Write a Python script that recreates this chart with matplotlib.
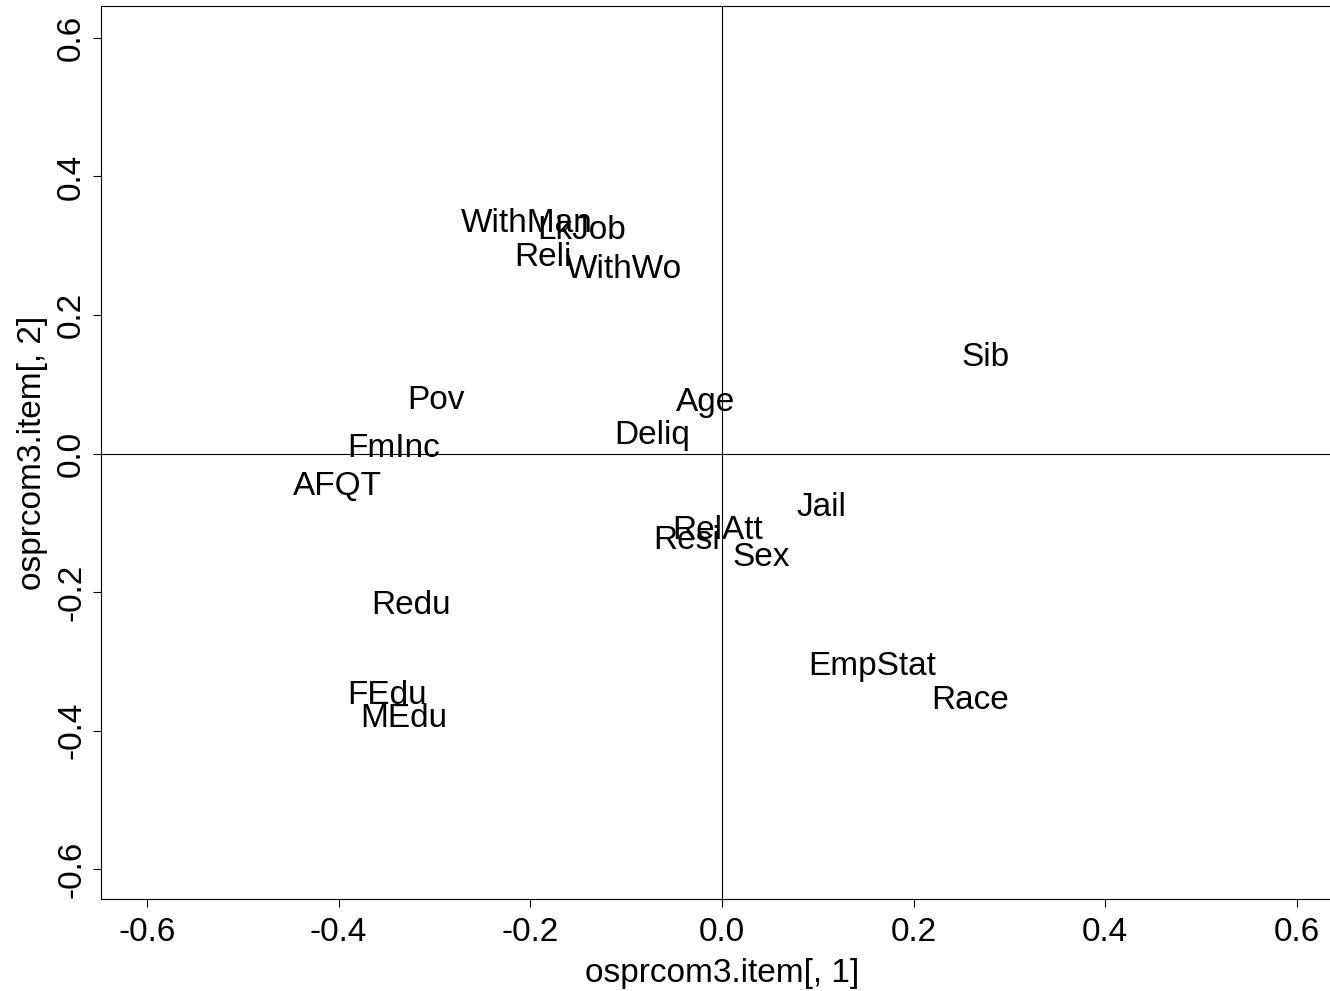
import matplotlib.pyplot as plt

# item loadings on the first two components
items = ["WithMan", "LkJob", "Reli", "WithWo", "Sib", "Pov", "Age", "Deliq",
         "FmInc", "AFQT", "Jail", "RelAtt", "Resi", "Sex", "Redu", "EmpStat",
         "Race", "FEdu", "MEdu"]
comp1 = [-0.2035, -0.146, -0.187, -0.102, 0.2745, -0.298, -0.017, -0.0725,
         -0.343, -0.401, 0.104, -0.005, -0.037, 0.041, -0.324, 0.1565,
         0.259, -0.349, -0.332]
comp2 = [0.337, 0.327, 0.288, 0.271, 0.143, 0.082, 0.079, 0.031,
         0.012, -0.042, -0.073, -0.106, -0.121, -0.145, -0.214, -0.303,
         -0.351, -0.344, -0.377]

plt.rcParams['font.family'] = ['Liberation Sans', 'DejaVu Sans']

fig = plt.figure(figsize=(13.3, 9.91), dpi=100)
ax = fig.add_axes([101/1330, 92/991, 1242/1330, 893/991])

for name, x, y in zip(items, comp1, comp2):
    ax.text(x, y, name, ha='center', va='center_baseline', fontsize=24)

ax.axhline(0, color='black', lw=0.8)
ax.axvline(0, color='black', lw=0.8)

ax.set_xlim(-0.648, 0.648)
ax.set_ylim(-0.643, 0.646)
ticks = [-0.6, -0.4, -0.2, 0.0, 0.2, 0.4, 0.6]
ax.set_xticks(ticks)
ax.set_yticks(ticks)
ax.set_xticklabels([f"{t:.1f}" for t in ticks])
ax.set_yticklabels([f"{t:.1f}" for t in ticks], rotation=90, va='center')
ax.tick_params(labelsize=24, length=6, width=0.8, pad=7)
ax.tick_params(axis='y', pad=4)
for s in ax.spines.values():
    s.set_linewidth(0.8)
ax.spines['right'].set_visible(False)

ax.set_xlabel("osprcom3.item[, 1]", fontsize=24, labelpad=7)
ax.set_ylabel("osprcom3.item[, 2]", fontsize=24, labelpad=6)

fig.savefig("out.png", dpi=100)
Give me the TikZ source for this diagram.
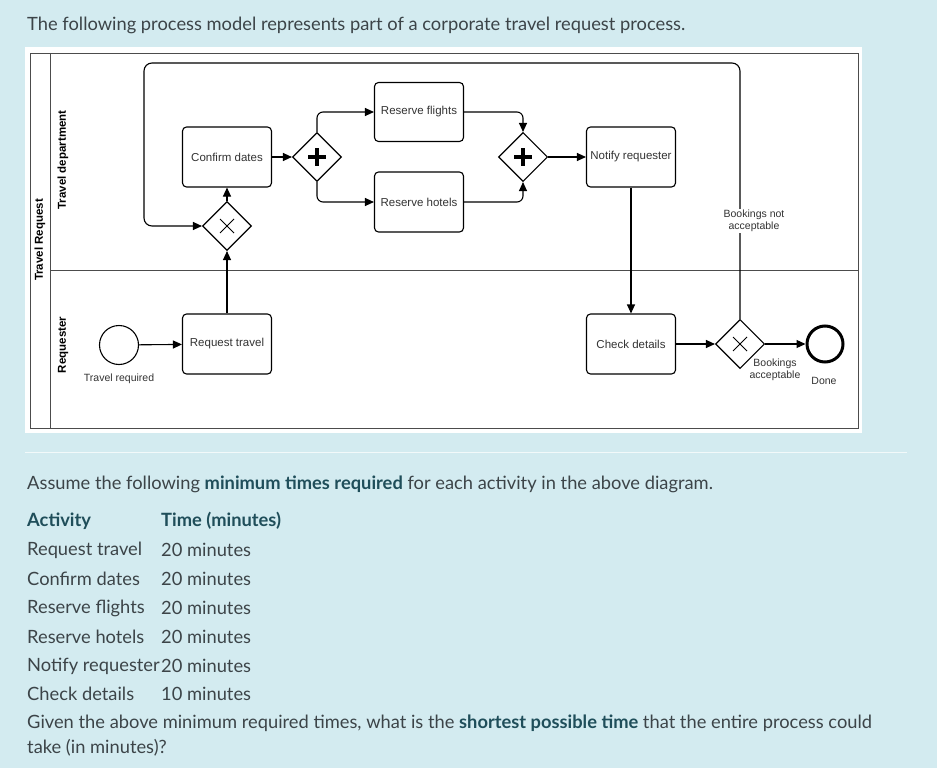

[WHAT THIS TASK INVOLVES] Give the data again exactly as written, with all pictures left out.

[RESPONSE FOR THIS EXERCISE]
Write a Python script that recreates this chart with matplotlib.
import matplotlib.pyplot as plt

# item loadings on the first two components
items = ["WithMan", "LkJob", "Reli", "WithWo", "Sib", "Pov", "Age", "Deliq",
         "FmInc", "AFQT", "Jail", "RelAtt", "Resi", "Sex", "Redu", "EmpStat",
         "Race", "FEdu", "MEdu"]
comp1 = [-0.2035, -0.146, -0.187, -0.102, 0.2745, -0.298, -0.017, -0.0725,
         -0.343, -0.401, 0.104, -0.005, -0.037, 0.041, -0.324, 0.1565,
         0.259, -0.349, -0.332]
comp2 = [0.337, 0.327, 0.288, 0.271, 0.143, 0.082, 0.079, 0.031,
         0.012, -0.042, -0.073, -0.106, -0.121, -0.145, -0.214, -0.303,
         -0.351, -0.344, -0.377]

plt.rcParams['font.family'] = ['Liberation Sans', 'DejaVu Sans']

fig = plt.figure(figsize=(13.3, 9.91), dpi=100)
ax = fig.add_axes([101/1330, 92/991, 1242/1330, 893/991])

for name, x, y in zip(items, comp1, comp2):
    ax.text(x, y, name, ha='center', va='center_baseline', fontsize=24)

ax.axhline(0, color='black', lw=0.8)
ax.axvline(0, color='black', lw=0.8)

ax.set_xlim(-0.648, 0.648)
ax.set_ylim(-0.643, 0.646)
ticks = [-0.6, -0.4, -0.2, 0.0, 0.2, 0.4, 0.6]
ax.set_xticks(ticks)
ax.set_yticks(ticks)
ax.set_xticklabels([f"{t:.1f}" for t in ticks])
ax.set_yticklabels([f"{t:.1f}" for t in ticks], rotation=90, va='center')
ax.tick_params(labelsize=24, length=6, width=0.8, pad=7)
ax.tick_params(axis='y', pad=4)
for s in ax.spines.values():
    s.set_linewidth(0.8)
ax.spines['right'].set_visible(False)

ax.set_xlabel("osprcom3.item[, 1]", fontsize=24, labelpad=7)
ax.set_ylabel("osprcom3.item[, 2]", fontsize=24, labelpad=6)

fig.savefig("out.png", dpi=100)
Give me the TikZ source for this diagram.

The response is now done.